◆ The request: Could you repeat, exactly as they stand, the lines between the one with "Write the D3.js code for this chart." and the one with "d3.scaleLinear().domain([-0.710, 1.441]).range([height, 0]);", inclusive, minus the pictures?
## Begin Data in this exercise
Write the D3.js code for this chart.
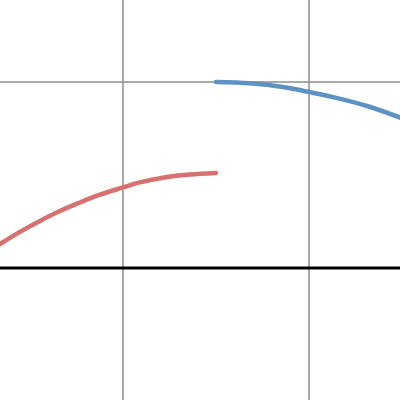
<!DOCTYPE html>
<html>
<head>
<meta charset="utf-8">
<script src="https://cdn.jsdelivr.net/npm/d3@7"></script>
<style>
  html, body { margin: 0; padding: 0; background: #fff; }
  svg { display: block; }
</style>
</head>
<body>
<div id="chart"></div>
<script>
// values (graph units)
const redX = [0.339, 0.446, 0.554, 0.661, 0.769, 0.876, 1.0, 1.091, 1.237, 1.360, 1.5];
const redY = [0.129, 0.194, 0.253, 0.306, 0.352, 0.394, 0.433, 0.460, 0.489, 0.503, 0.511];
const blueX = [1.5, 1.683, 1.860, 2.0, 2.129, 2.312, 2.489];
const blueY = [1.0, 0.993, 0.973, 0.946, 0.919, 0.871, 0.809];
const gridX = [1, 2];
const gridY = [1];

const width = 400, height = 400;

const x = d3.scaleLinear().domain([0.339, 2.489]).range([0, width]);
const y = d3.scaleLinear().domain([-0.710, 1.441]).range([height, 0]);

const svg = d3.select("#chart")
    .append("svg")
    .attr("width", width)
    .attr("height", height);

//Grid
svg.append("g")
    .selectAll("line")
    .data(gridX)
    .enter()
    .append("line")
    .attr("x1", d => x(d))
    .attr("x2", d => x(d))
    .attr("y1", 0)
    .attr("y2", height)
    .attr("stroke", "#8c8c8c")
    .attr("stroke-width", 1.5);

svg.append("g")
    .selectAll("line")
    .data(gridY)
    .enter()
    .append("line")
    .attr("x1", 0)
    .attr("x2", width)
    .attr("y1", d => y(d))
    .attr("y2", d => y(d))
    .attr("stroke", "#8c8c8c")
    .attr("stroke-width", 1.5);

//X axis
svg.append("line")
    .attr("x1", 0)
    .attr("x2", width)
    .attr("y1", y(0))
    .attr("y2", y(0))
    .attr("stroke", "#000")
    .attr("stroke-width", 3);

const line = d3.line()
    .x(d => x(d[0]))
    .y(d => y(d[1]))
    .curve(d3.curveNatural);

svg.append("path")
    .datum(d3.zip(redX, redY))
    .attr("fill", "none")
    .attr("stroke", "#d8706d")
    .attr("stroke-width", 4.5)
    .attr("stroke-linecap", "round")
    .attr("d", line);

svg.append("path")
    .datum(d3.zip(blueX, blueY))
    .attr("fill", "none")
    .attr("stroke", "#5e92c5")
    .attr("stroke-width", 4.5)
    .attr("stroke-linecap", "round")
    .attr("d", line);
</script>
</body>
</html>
## End Data in this exercise
## Begin Data in this exercise
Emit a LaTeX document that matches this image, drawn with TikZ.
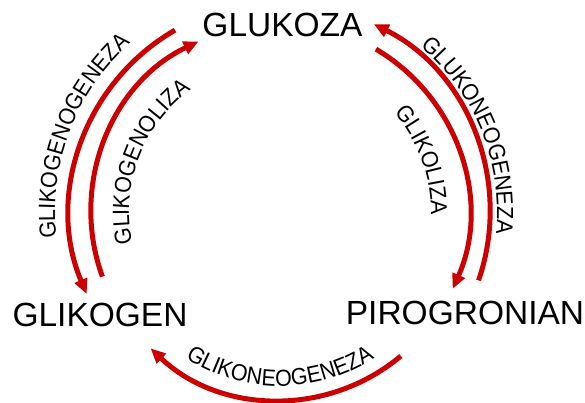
## End Data in this exercise
◆ Solution for this exercise:
Write the D3.js code for this chart.
<!DOCTYPE html>
<html>
<head>
<meta charset="utf-8">
<script src="https://cdn.jsdelivr.net/npm/d3@7"></script>
<style>
  html, body { margin: 0; padding: 0; background: #fff; }
  svg { display: block; }
</style>
</head>
<body>
<div id="chart"></div>
<script>
// values (graph units)
const redX = [0.339, 0.446, 0.554, 0.661, 0.769, 0.876, 1.0, 1.091, 1.237, 1.360, 1.5];
const redY = [0.129, 0.194, 0.253, 0.306, 0.352, 0.394, 0.433, 0.460, 0.489, 0.503, 0.511];
const blueX = [1.5, 1.683, 1.860, 2.0, 2.129, 2.312, 2.489];
const blueY = [1.0, 0.993, 0.973, 0.946, 0.919, 0.871, 0.809];
const gridX = [1, 2];
const gridY = [1];

const width = 400, height = 400;

const x = d3.scaleLinear().domain([0.339, 2.489]).range([0, width]);
const y = d3.scaleLinear().domain([-0.710, 1.441]).range([height, 0]);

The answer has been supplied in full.